**AIM**
All records must be quoted exactly. Omit the pictures.

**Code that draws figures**
◆ ◆ ◆ ◆ ◆ ◆ ◆

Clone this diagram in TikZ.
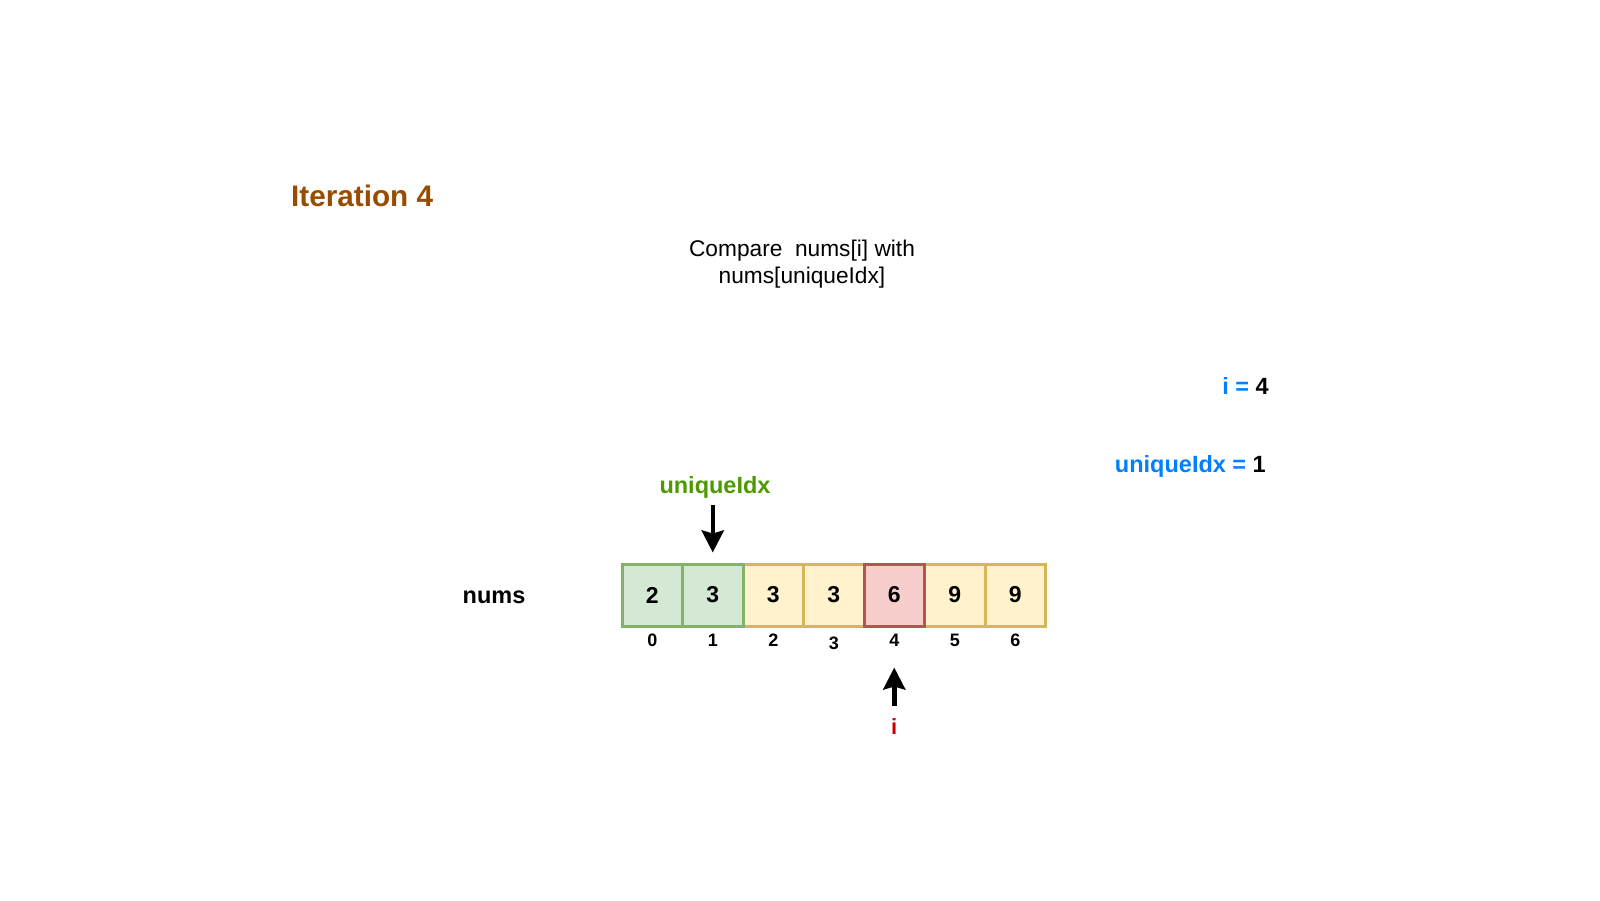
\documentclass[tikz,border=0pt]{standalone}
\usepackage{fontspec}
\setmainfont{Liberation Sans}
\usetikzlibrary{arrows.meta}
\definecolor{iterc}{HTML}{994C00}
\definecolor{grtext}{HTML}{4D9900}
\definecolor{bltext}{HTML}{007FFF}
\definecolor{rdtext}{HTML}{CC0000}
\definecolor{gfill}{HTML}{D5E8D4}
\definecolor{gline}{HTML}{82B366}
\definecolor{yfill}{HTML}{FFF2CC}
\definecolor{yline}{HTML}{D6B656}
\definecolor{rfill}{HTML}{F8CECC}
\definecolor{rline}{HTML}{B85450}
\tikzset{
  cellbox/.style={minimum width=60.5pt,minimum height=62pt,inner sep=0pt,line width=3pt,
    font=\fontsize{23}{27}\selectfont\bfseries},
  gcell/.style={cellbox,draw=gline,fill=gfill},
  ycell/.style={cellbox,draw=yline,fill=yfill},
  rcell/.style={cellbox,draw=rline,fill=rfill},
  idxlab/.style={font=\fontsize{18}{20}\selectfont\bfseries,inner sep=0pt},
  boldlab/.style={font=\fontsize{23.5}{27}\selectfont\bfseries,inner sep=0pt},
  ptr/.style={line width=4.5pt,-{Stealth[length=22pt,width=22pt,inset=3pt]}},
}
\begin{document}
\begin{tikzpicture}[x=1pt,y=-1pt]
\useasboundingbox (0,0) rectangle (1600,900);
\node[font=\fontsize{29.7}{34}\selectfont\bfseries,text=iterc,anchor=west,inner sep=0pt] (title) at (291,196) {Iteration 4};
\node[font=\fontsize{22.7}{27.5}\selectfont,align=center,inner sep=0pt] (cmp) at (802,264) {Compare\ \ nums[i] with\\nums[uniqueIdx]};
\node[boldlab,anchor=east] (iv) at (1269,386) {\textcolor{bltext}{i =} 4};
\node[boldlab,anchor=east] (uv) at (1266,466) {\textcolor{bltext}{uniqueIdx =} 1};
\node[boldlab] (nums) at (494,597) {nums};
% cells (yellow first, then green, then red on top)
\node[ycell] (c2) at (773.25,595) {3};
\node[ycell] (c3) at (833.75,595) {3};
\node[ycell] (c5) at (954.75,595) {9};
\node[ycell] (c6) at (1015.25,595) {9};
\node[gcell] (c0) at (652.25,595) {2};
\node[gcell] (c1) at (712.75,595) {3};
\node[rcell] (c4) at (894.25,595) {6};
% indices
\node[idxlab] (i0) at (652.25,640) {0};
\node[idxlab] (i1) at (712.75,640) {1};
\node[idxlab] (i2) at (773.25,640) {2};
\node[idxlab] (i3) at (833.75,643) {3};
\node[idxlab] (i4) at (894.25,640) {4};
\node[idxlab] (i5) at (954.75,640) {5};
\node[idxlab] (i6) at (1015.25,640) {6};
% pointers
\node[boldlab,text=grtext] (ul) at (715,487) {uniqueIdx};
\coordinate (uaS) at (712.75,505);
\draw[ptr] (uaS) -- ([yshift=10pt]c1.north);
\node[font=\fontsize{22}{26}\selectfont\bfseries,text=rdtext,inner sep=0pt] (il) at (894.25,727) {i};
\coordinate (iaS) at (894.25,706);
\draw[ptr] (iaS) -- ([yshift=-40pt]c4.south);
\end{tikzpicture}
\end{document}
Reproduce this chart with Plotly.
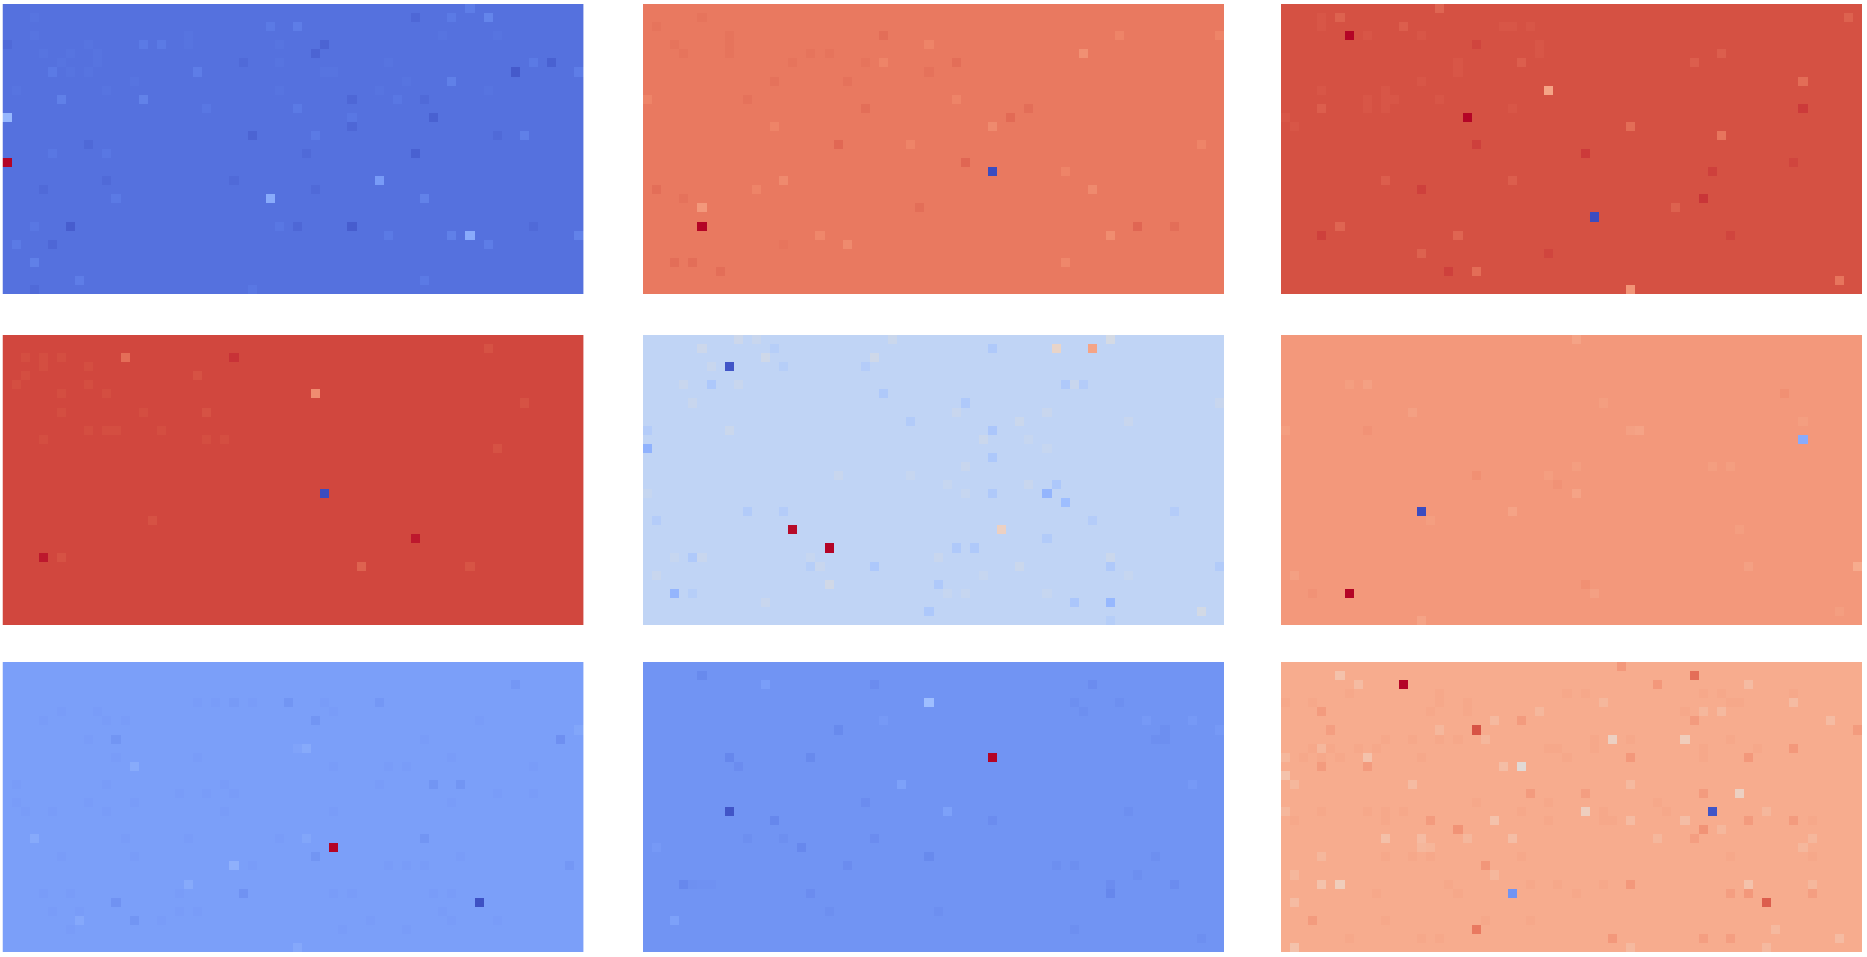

◆ ◆ ◆ ◆ ◆ ◆ ◆

**WRITTEN RESPONSE**
Clone this diagram in TikZ.
\documentclass[tikz,border=0pt]{standalone}
\usepackage{fontspec}
\setmainfont{Liberation Sans}
\usetikzlibrary{arrows.meta}
\definecolor{iterc}{HTML}{994C00}
\definecolor{grtext}{HTML}{4D9900}
\definecolor{bltext}{HTML}{007FFF}
\definecolor{rdtext}{HTML}{CC0000}
\definecolor{gfill}{HTML}{D5E8D4}
\definecolor{gline}{HTML}{82B366}
\definecolor{yfill}{HTML}{FFF2CC}
\definecolor{yline}{HTML}{D6B656}
\definecolor{rfill}{HTML}{F8CECC}
\definecolor{rline}{HTML}{B85450}
\tikzset{
  cellbox/.style={minimum width=60.5pt,minimum height=62pt,inner sep=0pt,line width=3pt,
    font=\fontsize{23}{27}\selectfont\bfseries},
  gcell/.style={cellbox,draw=gline,fill=gfill},
  ycell/.style={cellbox,draw=yline,fill=yfill},
  rcell/.style={cellbox,draw=rline,fill=rfill},
  idxlab/.style={font=\fontsize{18}{20}\selectfont\bfseries,inner sep=0pt},
  boldlab/.style={font=\fontsize{23.5}{27}\selectfont\bfseries,inner sep=0pt},
  ptr/.style={line width=4.5pt,-{Stealth[length=22pt,width=22pt,inset=3pt]}},
}
\begin{document}
\begin{tikzpicture}[x=1pt,y=-1pt]
\useasboundingbox (0,0) rectangle (1600,900);
\node[font=\fontsize{29.7}{34}\selectfont\bfseries,text=iterc,anchor=west,inner sep=0pt] (title) at (291,196) {Iteration 4};
\node[font=\fontsize{22.7}{27.5}\selectfont,align=center,inner sep=0pt] (cmp) at (802,264) {Compare\ \ nums[i] with\\nums[uniqueIdx]};
\node[boldlab,anchor=east] (iv) at (1269,386) {\textcolor{bltext}{i =} 4};
\node[boldlab,anchor=east] (uv) at (1266,466) {\textcolor{bltext}{uniqueIdx =} 1};
\node[boldlab] (nums) at (494,597) {nums};
% cells (yellow first, then green, then red on top)
\node[ycell] (c2) at (773.25,595) {3};
\node[ycell] (c3) at (833.75,595) {3};
\node[ycell] (c5) at (954.75,595) {9};
\node[ycell] (c6) at (1015.25,595) {9};
\node[gcell] (c0) at (652.25,595) {2};
\node[gcell] (c1) at (712.75,595) {3};
\node[rcell] (c4) at (894.25,595) {6};
% indices
\node[idxlab] (i0) at (652.25,640) {0};
\node[idxlab] (i1) at (712.75,640) {1};
\node[idxlab] (i2) at (773.25,640) {2};
\node[idxlab] (i3) at (833.75,643) {3};
\node[idxlab] (i4) at (894.25,640) {4};
\node[idxlab] (i5) at (954.75,640) {5};
\node[idxlab] (i6) at (1015.25,640) {6};
% pointers
\node[boldlab,text=grtext] (ul) at (715,487) {uniqueIdx};
\coordinate (uaS) at (712.75,505);
\draw[ptr] (uaS) -- ([yshift=10pt]c1.north);
\node[font=\fontsize{22}{26}\selectfont\bfseries,text=rdtext,inner sep=0pt] (il) at (894.25,727) {i};
\coordinate (iaS) at (894.25,706);
\draw[ptr] (iaS) -- ([yshift=-40pt]c4.south);
\end{tikzpicture}
\end{document}
Reproduce this chart with Plotly.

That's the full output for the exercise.